#### Exercise brief
Copy out the data below from the line containing "Output the component" to the line containing "17, 14.5, 16];", both lines included, with all images left out.
— begin Data shown —
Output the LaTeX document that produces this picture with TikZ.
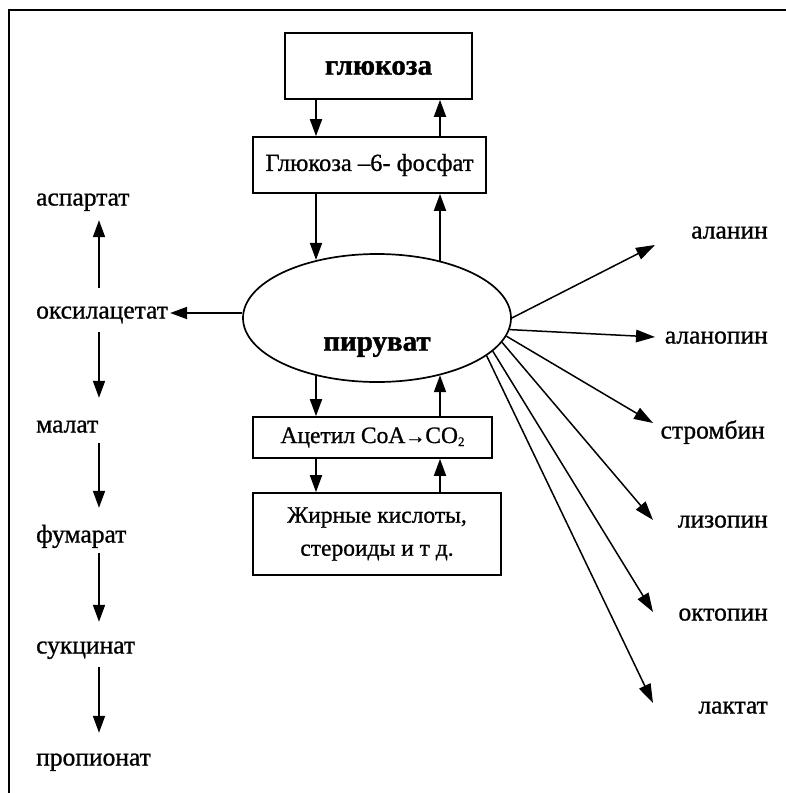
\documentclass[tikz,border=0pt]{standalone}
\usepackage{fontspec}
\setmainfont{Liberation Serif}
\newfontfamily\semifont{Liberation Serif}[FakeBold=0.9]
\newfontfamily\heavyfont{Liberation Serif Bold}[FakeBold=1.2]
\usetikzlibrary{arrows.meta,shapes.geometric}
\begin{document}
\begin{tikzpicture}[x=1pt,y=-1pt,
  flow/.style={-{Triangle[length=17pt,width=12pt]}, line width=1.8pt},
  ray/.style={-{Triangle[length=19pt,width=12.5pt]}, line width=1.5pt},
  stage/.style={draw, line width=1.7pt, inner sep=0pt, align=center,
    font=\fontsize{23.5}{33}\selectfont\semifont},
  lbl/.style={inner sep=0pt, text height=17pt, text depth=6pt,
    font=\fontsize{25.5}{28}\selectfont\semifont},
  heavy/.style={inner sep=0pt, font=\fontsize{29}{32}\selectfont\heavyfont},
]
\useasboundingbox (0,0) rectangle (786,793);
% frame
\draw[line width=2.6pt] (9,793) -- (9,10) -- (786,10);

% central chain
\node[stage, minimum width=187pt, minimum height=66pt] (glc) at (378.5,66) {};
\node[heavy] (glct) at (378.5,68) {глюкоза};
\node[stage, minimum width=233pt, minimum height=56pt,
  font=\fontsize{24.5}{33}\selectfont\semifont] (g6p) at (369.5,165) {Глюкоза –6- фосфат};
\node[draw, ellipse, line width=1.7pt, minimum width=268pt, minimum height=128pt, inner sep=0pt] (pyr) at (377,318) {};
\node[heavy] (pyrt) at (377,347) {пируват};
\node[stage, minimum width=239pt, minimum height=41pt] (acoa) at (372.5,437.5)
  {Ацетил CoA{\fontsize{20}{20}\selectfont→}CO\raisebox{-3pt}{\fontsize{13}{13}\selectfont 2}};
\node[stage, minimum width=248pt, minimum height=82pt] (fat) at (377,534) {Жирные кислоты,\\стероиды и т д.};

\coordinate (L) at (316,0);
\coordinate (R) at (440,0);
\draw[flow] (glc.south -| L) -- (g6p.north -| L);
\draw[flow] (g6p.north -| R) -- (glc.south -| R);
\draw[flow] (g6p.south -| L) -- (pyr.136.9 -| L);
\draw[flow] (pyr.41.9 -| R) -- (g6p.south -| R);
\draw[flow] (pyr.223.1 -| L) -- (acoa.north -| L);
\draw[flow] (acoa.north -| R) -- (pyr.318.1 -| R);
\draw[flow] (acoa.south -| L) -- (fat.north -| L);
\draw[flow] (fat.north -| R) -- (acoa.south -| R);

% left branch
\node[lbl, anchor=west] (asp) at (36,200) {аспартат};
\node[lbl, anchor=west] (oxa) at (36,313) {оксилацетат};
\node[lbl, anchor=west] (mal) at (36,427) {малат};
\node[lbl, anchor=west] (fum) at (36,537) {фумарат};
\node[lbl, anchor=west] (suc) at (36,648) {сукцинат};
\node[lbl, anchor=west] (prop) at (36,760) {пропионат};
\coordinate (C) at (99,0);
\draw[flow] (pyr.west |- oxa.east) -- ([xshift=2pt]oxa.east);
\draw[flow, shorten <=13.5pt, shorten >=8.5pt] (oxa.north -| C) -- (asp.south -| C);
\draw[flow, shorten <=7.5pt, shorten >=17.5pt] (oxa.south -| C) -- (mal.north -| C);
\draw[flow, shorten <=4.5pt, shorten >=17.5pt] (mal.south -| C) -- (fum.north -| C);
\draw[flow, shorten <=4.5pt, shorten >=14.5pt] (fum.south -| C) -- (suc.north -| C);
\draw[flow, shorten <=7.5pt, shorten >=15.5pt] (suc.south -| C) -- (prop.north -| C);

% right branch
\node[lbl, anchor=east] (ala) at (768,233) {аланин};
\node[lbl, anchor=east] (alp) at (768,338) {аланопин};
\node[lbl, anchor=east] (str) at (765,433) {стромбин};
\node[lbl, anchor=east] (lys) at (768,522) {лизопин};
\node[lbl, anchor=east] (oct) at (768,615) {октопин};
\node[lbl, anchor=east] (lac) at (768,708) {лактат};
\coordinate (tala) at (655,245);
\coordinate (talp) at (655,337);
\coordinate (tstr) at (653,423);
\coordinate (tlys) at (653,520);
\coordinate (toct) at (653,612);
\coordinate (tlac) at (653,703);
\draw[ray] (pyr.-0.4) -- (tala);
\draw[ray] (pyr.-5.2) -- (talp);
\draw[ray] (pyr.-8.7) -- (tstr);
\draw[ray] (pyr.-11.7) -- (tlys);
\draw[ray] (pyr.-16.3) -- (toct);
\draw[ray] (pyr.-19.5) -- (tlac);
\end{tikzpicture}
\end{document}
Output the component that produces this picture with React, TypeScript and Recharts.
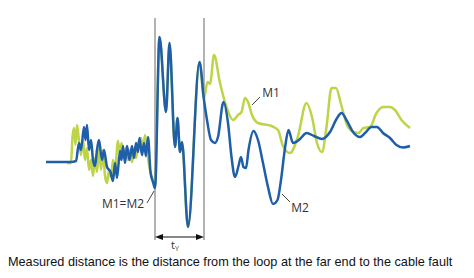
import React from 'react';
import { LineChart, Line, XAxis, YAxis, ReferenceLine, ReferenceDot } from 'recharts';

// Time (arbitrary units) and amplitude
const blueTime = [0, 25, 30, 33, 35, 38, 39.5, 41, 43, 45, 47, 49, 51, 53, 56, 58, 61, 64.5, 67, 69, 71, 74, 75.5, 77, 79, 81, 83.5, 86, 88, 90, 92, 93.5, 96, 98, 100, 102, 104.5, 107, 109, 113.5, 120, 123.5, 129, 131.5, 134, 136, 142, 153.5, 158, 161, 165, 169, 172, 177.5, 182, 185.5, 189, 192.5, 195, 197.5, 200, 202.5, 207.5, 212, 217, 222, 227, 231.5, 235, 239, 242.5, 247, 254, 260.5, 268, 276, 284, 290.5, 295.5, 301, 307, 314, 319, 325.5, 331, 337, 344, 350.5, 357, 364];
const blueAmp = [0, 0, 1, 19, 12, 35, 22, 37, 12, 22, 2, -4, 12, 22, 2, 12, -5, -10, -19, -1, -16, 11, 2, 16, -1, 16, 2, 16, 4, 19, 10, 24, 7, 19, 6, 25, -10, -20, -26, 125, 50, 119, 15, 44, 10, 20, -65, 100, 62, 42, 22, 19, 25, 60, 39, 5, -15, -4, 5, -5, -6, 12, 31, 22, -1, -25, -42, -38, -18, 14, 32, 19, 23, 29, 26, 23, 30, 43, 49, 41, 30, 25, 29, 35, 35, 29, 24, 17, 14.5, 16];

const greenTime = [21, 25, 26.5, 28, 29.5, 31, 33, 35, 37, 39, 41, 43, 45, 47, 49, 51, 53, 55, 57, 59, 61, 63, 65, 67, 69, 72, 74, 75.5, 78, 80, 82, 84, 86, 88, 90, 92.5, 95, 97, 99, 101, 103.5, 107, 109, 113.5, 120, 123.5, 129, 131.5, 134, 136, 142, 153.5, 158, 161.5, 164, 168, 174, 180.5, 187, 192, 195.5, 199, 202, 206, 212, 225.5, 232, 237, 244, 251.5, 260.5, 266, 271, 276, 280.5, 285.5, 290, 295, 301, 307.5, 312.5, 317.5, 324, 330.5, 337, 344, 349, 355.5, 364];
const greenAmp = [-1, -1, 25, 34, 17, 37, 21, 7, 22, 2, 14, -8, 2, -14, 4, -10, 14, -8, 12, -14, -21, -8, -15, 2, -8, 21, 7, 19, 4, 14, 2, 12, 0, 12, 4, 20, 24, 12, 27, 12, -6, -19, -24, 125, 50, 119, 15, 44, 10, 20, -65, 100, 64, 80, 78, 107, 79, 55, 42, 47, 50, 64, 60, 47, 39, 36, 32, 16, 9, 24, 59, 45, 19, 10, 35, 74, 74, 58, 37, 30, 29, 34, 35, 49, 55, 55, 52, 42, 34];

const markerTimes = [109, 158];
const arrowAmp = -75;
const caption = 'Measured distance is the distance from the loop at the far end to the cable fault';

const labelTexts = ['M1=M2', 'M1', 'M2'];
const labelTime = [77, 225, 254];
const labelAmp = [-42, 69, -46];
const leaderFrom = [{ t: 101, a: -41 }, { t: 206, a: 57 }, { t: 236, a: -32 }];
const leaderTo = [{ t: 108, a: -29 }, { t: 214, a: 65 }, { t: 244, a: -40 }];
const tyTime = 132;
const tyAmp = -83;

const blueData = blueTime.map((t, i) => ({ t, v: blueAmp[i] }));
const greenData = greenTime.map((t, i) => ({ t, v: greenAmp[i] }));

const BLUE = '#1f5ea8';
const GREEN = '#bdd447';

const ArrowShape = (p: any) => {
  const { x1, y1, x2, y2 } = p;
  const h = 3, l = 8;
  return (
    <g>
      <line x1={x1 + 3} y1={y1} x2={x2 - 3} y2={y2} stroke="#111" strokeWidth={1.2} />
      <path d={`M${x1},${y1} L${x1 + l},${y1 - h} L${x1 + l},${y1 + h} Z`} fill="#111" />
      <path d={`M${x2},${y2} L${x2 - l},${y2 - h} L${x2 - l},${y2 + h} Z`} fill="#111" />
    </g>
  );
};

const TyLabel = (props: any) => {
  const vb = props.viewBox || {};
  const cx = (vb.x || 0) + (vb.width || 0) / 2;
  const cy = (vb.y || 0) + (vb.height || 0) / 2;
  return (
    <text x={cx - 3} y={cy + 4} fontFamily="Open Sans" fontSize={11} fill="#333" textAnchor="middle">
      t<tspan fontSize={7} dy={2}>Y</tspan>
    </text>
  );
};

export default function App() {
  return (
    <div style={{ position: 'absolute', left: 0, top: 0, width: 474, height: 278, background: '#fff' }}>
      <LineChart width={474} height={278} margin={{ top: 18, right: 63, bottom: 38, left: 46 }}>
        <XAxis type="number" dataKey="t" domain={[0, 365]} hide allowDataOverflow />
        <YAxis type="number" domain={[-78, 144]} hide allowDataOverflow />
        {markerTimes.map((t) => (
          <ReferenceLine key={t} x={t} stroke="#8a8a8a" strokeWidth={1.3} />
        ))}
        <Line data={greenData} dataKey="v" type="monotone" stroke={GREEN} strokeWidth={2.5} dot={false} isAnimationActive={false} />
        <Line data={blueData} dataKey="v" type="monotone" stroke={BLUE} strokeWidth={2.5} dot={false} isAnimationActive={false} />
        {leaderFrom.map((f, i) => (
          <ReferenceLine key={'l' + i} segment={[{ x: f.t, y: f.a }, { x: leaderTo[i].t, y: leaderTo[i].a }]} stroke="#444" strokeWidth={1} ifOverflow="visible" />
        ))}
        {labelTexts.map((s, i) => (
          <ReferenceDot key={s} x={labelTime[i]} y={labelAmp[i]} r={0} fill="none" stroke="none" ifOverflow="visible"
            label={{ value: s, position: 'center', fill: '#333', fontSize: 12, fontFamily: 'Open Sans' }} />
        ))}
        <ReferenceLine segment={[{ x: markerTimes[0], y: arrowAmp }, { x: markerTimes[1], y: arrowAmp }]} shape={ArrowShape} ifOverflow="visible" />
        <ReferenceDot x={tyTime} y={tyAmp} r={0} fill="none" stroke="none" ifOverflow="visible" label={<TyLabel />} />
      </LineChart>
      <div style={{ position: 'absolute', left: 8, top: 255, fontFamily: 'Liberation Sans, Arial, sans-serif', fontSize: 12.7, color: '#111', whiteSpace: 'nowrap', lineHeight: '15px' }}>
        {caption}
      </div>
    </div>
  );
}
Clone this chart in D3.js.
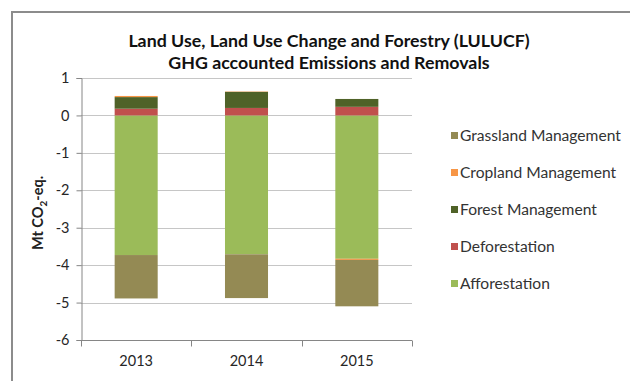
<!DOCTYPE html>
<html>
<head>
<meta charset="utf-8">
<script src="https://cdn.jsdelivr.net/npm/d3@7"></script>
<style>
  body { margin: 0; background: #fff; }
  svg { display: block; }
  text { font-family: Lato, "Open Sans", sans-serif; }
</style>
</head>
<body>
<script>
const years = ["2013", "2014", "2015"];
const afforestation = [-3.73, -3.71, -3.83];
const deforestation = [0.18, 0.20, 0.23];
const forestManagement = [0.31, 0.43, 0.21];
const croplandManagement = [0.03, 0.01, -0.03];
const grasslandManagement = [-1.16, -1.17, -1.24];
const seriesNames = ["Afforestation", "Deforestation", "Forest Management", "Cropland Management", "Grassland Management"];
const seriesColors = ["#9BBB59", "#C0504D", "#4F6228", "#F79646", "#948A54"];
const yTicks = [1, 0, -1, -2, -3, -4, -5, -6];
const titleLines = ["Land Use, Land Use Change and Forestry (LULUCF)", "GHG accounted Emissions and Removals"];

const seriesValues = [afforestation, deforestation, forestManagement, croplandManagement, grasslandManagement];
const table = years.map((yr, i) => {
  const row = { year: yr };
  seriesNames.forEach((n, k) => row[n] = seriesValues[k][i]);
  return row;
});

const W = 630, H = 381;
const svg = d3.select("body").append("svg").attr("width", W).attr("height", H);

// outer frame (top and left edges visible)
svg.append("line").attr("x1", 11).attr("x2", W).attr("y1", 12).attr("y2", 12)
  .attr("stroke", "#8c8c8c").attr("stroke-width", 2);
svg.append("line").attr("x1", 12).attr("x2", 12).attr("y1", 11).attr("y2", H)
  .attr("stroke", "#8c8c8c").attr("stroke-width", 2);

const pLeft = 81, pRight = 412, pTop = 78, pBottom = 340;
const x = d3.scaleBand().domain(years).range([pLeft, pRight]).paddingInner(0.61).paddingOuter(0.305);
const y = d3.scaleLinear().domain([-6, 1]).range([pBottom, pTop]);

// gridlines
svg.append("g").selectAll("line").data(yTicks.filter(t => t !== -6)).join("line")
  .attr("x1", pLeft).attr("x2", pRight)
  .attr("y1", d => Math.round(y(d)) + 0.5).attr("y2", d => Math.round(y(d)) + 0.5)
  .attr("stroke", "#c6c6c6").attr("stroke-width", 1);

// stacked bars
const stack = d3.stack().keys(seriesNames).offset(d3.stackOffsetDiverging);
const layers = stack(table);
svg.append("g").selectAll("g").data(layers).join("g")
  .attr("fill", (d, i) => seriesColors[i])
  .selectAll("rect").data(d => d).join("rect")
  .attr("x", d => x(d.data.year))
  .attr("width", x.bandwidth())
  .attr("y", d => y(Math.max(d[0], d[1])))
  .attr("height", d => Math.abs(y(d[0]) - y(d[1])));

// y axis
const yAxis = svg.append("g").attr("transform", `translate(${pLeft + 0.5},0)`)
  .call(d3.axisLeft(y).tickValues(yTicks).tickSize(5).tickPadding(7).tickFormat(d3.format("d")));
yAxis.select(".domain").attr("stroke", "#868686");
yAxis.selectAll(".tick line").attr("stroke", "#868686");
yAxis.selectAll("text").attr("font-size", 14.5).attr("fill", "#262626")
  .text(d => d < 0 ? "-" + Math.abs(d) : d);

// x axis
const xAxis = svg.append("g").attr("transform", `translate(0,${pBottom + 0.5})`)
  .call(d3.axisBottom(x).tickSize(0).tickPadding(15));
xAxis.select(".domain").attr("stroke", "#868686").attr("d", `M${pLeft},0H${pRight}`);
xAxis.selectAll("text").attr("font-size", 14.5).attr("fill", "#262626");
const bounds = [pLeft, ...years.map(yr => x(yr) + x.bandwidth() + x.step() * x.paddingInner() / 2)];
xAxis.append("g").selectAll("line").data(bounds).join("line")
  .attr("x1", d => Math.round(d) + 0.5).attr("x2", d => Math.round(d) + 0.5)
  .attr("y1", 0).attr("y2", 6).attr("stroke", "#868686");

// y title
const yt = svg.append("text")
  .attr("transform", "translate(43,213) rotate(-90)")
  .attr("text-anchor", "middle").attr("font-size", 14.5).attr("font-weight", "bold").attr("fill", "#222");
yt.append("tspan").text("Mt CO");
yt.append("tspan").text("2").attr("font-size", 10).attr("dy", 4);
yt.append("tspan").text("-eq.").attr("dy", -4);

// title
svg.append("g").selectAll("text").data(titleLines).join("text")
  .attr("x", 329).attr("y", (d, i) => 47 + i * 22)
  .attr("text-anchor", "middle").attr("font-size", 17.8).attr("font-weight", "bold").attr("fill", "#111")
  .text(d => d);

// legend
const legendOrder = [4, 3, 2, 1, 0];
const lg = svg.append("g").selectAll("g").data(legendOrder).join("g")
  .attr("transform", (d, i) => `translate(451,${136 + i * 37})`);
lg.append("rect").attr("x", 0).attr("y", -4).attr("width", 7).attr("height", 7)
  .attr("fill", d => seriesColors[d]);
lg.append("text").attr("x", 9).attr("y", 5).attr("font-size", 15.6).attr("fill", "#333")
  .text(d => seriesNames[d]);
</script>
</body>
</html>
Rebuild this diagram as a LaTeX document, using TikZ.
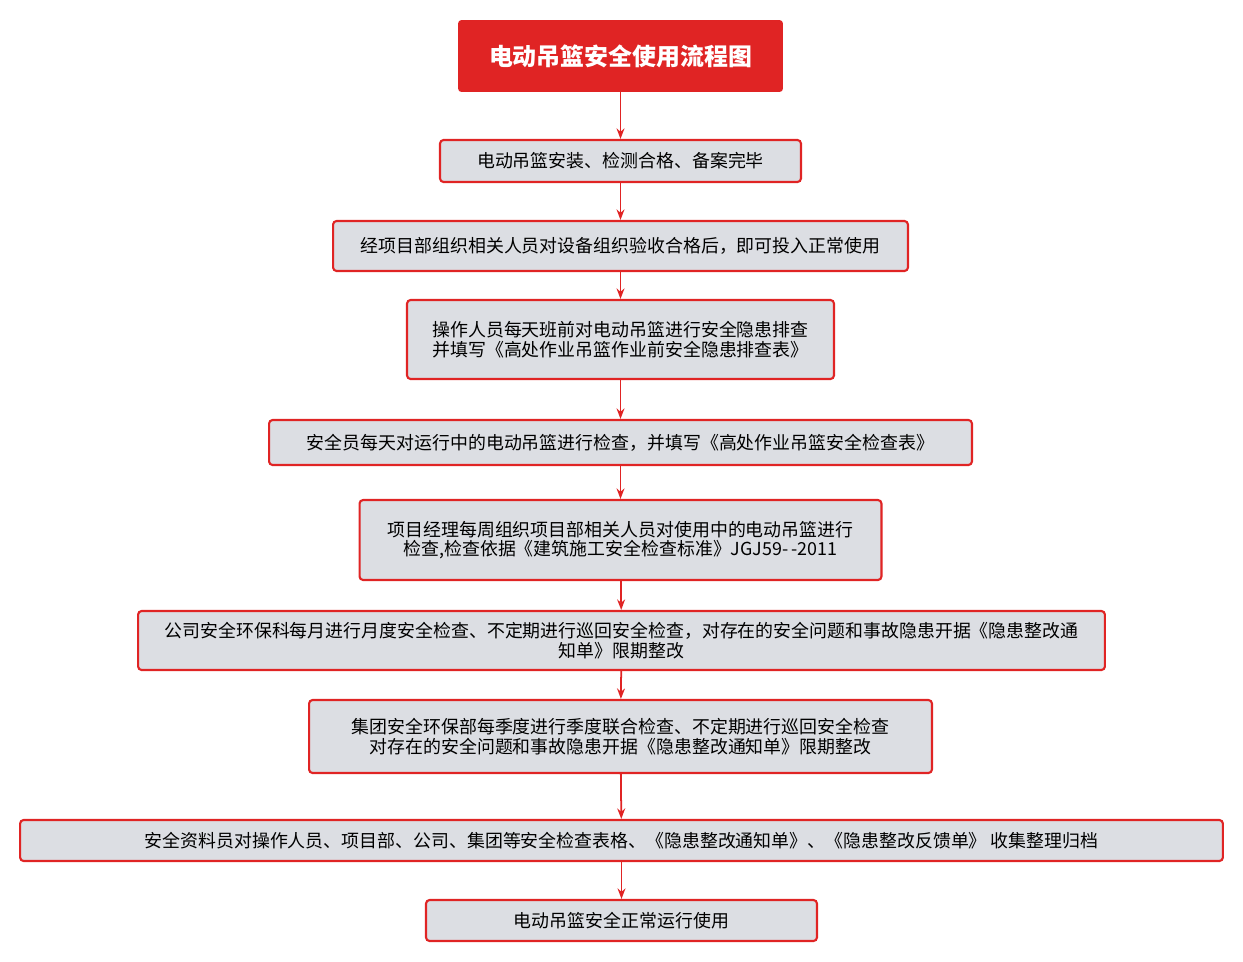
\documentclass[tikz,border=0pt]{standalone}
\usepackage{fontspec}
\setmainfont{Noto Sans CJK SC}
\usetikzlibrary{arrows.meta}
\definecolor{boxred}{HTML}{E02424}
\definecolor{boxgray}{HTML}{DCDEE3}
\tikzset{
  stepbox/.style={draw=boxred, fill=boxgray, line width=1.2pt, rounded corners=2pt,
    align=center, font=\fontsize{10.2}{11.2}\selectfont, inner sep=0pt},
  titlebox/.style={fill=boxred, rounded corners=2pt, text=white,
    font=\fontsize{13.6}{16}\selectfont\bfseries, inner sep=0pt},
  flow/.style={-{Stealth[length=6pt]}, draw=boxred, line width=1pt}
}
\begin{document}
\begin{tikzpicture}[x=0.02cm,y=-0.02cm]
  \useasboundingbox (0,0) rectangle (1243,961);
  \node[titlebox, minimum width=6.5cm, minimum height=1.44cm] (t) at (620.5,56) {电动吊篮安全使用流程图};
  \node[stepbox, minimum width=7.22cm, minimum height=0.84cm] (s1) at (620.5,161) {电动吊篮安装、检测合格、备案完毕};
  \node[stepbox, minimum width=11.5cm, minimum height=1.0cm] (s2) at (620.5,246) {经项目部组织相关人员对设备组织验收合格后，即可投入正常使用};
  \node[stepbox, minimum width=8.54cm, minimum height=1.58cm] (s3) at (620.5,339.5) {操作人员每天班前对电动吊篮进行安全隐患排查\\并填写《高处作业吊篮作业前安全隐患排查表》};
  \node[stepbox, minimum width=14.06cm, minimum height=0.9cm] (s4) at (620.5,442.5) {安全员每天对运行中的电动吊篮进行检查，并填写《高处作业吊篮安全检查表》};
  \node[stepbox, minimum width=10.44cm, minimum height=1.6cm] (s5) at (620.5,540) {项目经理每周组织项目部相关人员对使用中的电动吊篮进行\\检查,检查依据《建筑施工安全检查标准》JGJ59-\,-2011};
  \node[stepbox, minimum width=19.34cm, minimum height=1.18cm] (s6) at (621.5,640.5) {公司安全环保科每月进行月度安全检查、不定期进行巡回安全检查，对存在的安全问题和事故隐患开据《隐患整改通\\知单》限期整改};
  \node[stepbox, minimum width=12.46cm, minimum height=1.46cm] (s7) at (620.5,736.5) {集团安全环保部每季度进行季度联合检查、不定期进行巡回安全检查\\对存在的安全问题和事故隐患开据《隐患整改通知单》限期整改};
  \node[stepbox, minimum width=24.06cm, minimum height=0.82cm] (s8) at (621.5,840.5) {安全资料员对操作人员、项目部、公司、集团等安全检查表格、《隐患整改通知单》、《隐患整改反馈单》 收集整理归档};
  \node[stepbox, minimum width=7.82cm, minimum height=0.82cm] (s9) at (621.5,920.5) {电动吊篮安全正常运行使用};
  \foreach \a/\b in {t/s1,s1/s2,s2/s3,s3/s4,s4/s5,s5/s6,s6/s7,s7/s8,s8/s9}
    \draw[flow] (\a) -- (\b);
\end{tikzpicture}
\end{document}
— end Data shown —
#### Answer to the task
Output the component that produces this picture with React, TypeScript and Recharts.
import React from 'react';
import { LineChart, Line, XAxis, YAxis, ReferenceLine, ReferenceDot } from 'recharts';

// Time (arbitrary units) and amplitude
const blueTime = [0, 25, 30, 33, 35, 38, 39.5, 41, 43, 45, 47, 49, 51, 53, 56, 58, 61, 64.5, 67, 69, 71, 74, 75.5, 77, 79, 81, 83.5, 86, 88, 90, 92, 93.5, 96, 98, 100, 102, 104.5, 107, 109, 113.5, 120, 123.5, 129, 131.5, 134, 136, 142, 153.5, 158, 161, 165, 169, 172, 177.5, 182, 185.5, 189, 192.5, 195, 197.5, 200, 202.5, 207.5, 212, 217, 222, 227, 231.5, 235, 239, 242.5, 247, 254, 260.5, 268, 276, 284, 290.5, 295.5, 301, 307, 314, 319, 325.5, 331, 337, 344, 350.5, 357, 364];
const blueAmp = [0, 0, 1, 19, 12, 35, 22, 37, 12, 22, 2, -4, 12, 22, 2, 12, -5, -10, -19, -1, -16, 11, 2, 16, -1, 16, 2, 16, 4, 19, 10, 24, 7, 19, 6, 25, -10, -20, -26, 125, 50, 119, 15, 44, 10, 20, -65, 100, 62, 42, 22, 19, 25, 60, 39, 5, -15, -4, 5, -5, -6, 12, 31, 22, -1, -25, -42, -38, -18, 14, 32, 19, 23, 29, 26, 23, 30, 43, 49, 41, 30, 25, 29, 35, 35, 29, 24, 17, 14.5, 16];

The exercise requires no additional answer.